• TASK TO COMPLETE:
Repeat, exactly, the run of lines that opens with the line containing "The picture is" and closes with the line containing "ReferenceLine, ReferenceArea, Cell", and leave all other lines out.

• RECORDED DATA:
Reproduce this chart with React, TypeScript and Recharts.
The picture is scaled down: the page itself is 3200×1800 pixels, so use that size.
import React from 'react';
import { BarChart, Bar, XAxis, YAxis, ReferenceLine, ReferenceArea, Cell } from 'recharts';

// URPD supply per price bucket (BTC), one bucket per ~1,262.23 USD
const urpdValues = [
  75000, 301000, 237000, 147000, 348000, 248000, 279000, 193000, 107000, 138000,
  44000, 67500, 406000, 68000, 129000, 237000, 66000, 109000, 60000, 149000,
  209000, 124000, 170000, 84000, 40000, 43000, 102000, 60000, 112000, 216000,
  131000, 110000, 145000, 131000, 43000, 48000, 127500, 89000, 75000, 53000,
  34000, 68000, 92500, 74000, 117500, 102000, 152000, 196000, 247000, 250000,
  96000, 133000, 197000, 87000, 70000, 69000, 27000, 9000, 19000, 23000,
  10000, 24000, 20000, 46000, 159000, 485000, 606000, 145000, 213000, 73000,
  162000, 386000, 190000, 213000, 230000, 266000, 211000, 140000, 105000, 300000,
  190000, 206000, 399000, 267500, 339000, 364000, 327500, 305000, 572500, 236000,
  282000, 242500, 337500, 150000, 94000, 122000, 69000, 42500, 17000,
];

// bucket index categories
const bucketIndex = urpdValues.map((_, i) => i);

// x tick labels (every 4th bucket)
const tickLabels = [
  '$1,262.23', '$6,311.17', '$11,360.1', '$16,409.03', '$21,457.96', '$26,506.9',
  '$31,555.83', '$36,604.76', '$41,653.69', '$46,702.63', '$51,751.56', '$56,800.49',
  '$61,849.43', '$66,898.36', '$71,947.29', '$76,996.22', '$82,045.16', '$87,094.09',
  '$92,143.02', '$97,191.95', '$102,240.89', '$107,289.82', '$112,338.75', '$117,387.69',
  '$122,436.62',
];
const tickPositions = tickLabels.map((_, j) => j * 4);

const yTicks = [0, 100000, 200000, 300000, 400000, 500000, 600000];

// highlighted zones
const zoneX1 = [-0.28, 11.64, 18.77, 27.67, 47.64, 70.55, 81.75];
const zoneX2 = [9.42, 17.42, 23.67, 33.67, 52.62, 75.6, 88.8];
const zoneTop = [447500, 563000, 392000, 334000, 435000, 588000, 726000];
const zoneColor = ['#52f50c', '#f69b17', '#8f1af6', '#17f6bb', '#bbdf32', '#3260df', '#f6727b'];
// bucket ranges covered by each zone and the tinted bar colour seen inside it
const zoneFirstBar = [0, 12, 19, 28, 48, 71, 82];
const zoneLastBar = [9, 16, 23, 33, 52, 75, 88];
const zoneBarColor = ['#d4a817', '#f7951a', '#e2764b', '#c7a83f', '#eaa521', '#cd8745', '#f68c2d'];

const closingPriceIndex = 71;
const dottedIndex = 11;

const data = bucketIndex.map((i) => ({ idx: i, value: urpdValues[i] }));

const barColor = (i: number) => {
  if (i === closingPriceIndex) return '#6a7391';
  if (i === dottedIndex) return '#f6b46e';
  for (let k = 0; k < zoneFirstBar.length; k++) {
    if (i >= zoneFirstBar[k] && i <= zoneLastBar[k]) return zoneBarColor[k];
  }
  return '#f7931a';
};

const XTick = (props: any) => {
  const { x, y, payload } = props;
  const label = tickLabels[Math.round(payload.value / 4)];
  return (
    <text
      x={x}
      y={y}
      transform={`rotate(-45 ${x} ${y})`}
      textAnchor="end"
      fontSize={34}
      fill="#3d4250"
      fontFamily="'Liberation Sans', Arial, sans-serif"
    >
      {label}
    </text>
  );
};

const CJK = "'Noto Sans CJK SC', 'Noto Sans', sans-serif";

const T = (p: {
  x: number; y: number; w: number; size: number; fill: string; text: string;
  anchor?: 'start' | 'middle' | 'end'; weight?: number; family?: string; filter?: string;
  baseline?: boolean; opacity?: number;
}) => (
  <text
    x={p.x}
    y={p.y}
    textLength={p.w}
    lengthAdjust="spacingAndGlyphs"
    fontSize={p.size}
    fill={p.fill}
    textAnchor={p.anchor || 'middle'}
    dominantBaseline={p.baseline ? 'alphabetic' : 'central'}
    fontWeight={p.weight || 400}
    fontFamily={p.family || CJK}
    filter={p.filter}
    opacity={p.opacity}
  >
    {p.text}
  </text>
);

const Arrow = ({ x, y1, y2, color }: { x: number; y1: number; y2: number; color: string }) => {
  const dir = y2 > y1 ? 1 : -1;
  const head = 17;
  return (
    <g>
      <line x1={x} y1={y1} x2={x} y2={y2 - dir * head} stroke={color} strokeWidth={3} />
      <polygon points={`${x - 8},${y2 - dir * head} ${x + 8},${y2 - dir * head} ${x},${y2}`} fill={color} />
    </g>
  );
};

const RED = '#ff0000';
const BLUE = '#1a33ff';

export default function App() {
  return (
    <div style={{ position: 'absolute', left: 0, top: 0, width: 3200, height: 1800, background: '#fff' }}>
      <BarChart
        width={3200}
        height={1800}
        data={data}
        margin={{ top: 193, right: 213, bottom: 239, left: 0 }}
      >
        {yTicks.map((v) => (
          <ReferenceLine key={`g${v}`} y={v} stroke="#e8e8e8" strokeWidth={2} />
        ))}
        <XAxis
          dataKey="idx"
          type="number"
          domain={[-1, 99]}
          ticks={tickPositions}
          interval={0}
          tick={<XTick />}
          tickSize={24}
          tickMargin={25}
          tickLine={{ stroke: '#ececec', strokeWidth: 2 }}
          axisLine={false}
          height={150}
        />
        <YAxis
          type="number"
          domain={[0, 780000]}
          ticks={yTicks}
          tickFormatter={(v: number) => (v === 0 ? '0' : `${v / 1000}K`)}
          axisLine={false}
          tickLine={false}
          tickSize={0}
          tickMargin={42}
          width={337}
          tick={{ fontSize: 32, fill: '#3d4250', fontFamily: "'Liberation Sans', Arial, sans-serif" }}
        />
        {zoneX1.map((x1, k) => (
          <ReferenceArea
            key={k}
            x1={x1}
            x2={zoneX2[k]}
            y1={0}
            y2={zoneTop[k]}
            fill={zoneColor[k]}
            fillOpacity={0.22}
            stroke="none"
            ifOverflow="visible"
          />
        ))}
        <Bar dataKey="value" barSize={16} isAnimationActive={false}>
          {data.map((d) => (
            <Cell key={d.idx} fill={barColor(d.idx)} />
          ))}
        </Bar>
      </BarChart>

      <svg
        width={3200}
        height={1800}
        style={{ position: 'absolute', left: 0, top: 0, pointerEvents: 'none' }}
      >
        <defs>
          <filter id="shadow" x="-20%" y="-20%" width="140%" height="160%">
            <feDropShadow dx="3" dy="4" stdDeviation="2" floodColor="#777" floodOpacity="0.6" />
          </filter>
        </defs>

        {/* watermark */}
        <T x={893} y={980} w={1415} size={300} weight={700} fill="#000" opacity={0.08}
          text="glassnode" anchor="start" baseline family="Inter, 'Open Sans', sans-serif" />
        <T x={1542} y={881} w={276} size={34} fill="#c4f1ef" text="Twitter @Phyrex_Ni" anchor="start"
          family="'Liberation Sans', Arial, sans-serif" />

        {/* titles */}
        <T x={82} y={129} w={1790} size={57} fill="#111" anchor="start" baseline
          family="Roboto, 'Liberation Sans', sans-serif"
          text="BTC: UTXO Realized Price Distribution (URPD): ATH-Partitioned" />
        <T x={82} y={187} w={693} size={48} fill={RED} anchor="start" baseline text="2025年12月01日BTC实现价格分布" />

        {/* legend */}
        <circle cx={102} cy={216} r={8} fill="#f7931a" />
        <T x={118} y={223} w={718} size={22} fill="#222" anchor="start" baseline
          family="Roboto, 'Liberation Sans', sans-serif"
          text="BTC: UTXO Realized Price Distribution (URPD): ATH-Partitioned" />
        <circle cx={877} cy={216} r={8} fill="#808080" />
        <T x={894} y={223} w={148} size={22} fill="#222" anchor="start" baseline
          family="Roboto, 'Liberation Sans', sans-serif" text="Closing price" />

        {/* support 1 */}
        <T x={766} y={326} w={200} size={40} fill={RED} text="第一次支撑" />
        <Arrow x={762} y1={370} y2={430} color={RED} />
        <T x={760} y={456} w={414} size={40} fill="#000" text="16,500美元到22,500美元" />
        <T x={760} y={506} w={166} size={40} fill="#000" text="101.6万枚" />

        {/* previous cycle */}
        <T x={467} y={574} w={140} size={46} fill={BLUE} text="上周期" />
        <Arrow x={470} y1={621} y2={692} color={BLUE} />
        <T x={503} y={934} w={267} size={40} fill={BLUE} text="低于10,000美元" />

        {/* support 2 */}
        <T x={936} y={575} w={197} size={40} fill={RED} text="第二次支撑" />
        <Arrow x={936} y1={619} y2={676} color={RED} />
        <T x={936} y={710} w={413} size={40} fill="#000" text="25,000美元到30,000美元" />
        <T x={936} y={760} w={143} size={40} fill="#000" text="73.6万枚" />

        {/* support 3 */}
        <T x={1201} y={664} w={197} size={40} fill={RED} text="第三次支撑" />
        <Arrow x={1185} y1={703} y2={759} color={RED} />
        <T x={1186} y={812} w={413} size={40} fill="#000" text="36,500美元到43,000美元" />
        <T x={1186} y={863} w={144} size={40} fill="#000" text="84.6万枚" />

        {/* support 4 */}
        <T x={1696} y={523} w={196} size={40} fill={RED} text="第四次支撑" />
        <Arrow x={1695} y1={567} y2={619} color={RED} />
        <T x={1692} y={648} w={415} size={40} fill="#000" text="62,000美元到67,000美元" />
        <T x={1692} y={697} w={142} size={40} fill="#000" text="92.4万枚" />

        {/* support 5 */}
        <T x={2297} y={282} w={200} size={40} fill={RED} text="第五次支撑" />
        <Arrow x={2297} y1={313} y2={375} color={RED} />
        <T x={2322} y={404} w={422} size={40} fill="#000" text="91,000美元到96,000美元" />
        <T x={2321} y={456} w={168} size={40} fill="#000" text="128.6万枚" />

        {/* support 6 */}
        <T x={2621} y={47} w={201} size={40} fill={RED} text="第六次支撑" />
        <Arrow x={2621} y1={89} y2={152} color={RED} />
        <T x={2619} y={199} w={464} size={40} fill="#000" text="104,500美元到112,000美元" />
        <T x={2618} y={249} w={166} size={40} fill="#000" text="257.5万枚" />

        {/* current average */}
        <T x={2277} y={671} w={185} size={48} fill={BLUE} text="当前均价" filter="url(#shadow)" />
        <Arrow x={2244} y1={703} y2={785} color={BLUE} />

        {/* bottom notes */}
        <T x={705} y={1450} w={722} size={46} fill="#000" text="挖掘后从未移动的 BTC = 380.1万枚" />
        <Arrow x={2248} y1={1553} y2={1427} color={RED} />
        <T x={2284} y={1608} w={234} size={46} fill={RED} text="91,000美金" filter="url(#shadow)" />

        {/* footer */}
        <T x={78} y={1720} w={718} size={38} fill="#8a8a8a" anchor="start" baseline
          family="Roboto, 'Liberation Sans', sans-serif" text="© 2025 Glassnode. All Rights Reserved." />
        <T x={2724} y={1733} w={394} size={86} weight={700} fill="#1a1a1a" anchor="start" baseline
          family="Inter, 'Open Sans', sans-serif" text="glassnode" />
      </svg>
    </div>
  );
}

• REPLY TO THE EXERCISE:
The picture is scaled down: the page itself is 3200×1800 pixels, so use that size.
import React from 'react';
import { BarChart, Bar, XAxis, YAxis, ReferenceLine, ReferenceArea, Cell } from 'recharts';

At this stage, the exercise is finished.